» **EXERCISE DETAILS**
Your task is to transcribe all of the data below exactly, omitting the images.
-- START OF RECORDS FOR THE EXERCISE --
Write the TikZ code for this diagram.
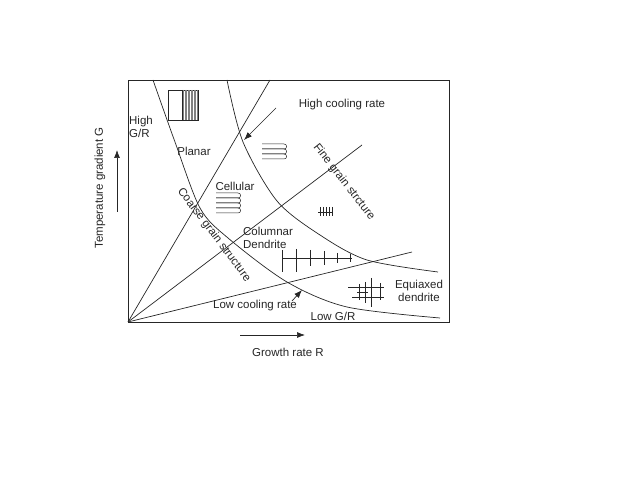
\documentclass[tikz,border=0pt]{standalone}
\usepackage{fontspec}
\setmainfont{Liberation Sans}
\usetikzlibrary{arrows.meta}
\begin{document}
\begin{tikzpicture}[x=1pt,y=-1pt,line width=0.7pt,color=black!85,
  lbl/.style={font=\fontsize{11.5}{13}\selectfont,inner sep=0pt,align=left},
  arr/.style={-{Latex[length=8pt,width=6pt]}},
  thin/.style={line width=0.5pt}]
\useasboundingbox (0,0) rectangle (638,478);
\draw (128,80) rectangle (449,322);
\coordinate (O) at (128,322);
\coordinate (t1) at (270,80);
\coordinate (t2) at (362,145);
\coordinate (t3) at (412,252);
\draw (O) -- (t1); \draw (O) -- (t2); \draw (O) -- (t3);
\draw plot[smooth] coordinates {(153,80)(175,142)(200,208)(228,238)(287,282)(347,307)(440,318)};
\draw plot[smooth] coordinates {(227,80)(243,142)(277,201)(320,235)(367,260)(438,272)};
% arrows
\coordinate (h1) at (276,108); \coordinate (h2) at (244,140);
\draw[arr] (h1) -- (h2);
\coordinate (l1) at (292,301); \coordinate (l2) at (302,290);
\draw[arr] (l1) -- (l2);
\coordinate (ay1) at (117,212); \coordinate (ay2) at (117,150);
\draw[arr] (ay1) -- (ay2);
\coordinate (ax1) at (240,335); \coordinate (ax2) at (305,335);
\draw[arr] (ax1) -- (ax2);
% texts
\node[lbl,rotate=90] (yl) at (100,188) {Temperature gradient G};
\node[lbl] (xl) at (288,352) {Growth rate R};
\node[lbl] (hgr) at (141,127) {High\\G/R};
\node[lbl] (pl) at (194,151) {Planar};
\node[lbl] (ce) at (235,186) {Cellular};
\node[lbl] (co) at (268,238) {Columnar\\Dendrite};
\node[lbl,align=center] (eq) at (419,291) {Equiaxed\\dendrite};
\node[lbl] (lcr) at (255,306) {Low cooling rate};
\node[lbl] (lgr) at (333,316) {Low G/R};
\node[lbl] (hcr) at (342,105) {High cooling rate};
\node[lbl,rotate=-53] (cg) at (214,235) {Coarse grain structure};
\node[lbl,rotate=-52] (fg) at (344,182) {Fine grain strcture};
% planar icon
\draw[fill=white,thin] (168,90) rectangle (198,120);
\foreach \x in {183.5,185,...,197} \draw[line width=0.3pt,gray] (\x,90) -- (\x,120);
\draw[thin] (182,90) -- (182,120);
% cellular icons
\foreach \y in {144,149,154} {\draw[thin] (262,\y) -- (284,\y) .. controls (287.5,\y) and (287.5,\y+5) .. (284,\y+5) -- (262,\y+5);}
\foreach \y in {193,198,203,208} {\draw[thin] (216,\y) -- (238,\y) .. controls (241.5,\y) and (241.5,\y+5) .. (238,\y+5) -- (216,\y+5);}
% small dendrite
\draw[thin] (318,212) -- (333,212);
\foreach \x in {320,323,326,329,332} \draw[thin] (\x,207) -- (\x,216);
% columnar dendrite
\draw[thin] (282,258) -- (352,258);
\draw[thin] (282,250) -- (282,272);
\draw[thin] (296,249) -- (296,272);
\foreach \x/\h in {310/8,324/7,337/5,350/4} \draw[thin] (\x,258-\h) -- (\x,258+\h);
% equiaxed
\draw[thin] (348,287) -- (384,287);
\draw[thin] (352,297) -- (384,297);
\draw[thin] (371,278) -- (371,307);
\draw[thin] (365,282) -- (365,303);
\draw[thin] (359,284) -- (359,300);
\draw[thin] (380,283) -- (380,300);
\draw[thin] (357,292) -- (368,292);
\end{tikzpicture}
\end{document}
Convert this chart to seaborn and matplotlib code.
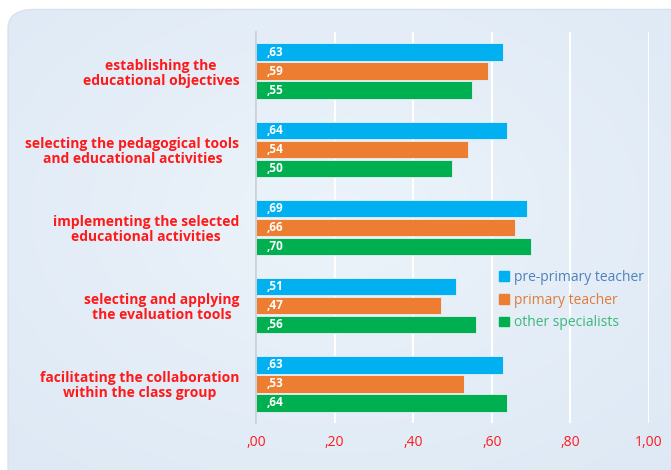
-- END OF RECORDS FOR THE EXERCISE --
» **EXERCISE OUTPUT**
Write the TikZ code for this diagram.
\documentclass[tikz,border=0pt]{standalone}
\usepackage{fontspec}
\setmainfont{Liberation Sans}
\usetikzlibrary{arrows.meta}
\begin{document}
\begin{tikzpicture}[x=1pt,y=-1pt,line width=0.7pt,color=black!85,
  lbl/.style={font=\fontsize{11.5}{13}\selectfont,inner sep=0pt,align=left},
  arr/.style={-{Latex[length=8pt,width=6pt]}},
  thin/.style={line width=0.5pt}]
\useasboundingbox (0,0) rectangle (638,478);
\draw (128,80) rectangle (449,322);
\coordinate (O) at (128,322);
\coordinate (t1) at (270,80);
\coordinate (t2) at (362,145);
\coordinate (t3) at (412,252);
\draw (O) -- (t1); \draw (O) -- (t2); \draw (O) -- (t3);
\draw plot[smooth] coordinates {(153,80)(175,142)(200,208)(228,238)(287,282)(347,307)(440,318)};
\draw plot[smooth] coordinates {(227,80)(243,142)(277,201)(320,235)(367,260)(438,272)};
% arrows
\coordinate (h1) at (276,108); \coordinate (h2) at (244,140);
\draw[arr] (h1) -- (h2);
\coordinate (l1) at (292,301); \coordinate (l2) at (302,290);
\draw[arr] (l1) -- (l2);
\coordinate (ay1) at (117,212); \coordinate (ay2) at (117,150);
\draw[arr] (ay1) -- (ay2);
\coordinate (ax1) at (240,335); \coordinate (ax2) at (305,335);
\draw[arr] (ax1) -- (ax2);
% texts
\node[lbl,rotate=90] (yl) at (100,188) {Temperature gradient G};
\node[lbl] (xl) at (288,352) {Growth rate R};
\node[lbl] (hgr) at (141,127) {High\\G/R};
\node[lbl] (pl) at (194,151) {Planar};
\node[lbl] (ce) at (235,186) {Cellular};
\node[lbl] (co) at (268,238) {Columnar\\Dendrite};
\node[lbl,align=center] (eq) at (419,291) {Equiaxed\\dendrite};
\node[lbl] (lcr) at (255,306) {Low cooling rate};
\node[lbl] (lgr) at (333,316) {Low G/R};
\node[lbl] (hcr) at (342,105) {High cooling rate};
\node[lbl,rotate=-53] (cg) at (214,235) {Coarse grain structure};
\node[lbl,rotate=-52] (fg) at (344,182) {Fine grain strcture};
% planar icon
\draw[fill=white,thin] (168,90) rectangle (198,120);
\foreach \x in {183.5,185,...,197} \draw[line width=0.3pt,gray] (\x,90) -- (\x,120);
\draw[thin] (182,90) -- (182,120);
% cellular icons
\foreach \y in {144,149,154} {\draw[thin] (262,\y) -- (284,\y) .. controls (287.5,\y) and (287.5,\y+5) .. (284,\y+5) -- (262,\y+5);}
\foreach \y in {193,198,203,208} {\draw[thin] (216,\y) -- (238,\y) .. controls (241.5,\y) and (241.5,\y+5) .. (238,\y+5) -- (216,\y+5);}
% small dendrite
\draw[thin] (318,212) -- (333,212);
\foreach \x in {320,323,326,329,332} \draw[thin] (\x,207) -- (\x,216);
% columnar dendrite
\draw[thin] (282,258) -- (352,258);
\draw[thin] (282,250) -- (282,272);
\draw[thin] (296,249) -- (296,272);
\foreach \x/\h in {310/8,324/7,337/5,350/4} \draw[thin] (\x,258-\h) -- (\x,258+\h);
% equiaxed
\draw[thin] (348,287) -- (384,287);
\draw[thin] (352,297) -- (384,297);
\draw[thin] (371,278) -- (371,307);
\draw[thin] (365,282) -- (365,303);
\draw[thin] (359,284) -- (359,300);
\draw[thin] (380,283) -- (380,300);
\draw[thin] (357,292) -- (368,292);
\end{tikzpicture}
\end{document}
Convert this chart to seaborn and matplotlib code.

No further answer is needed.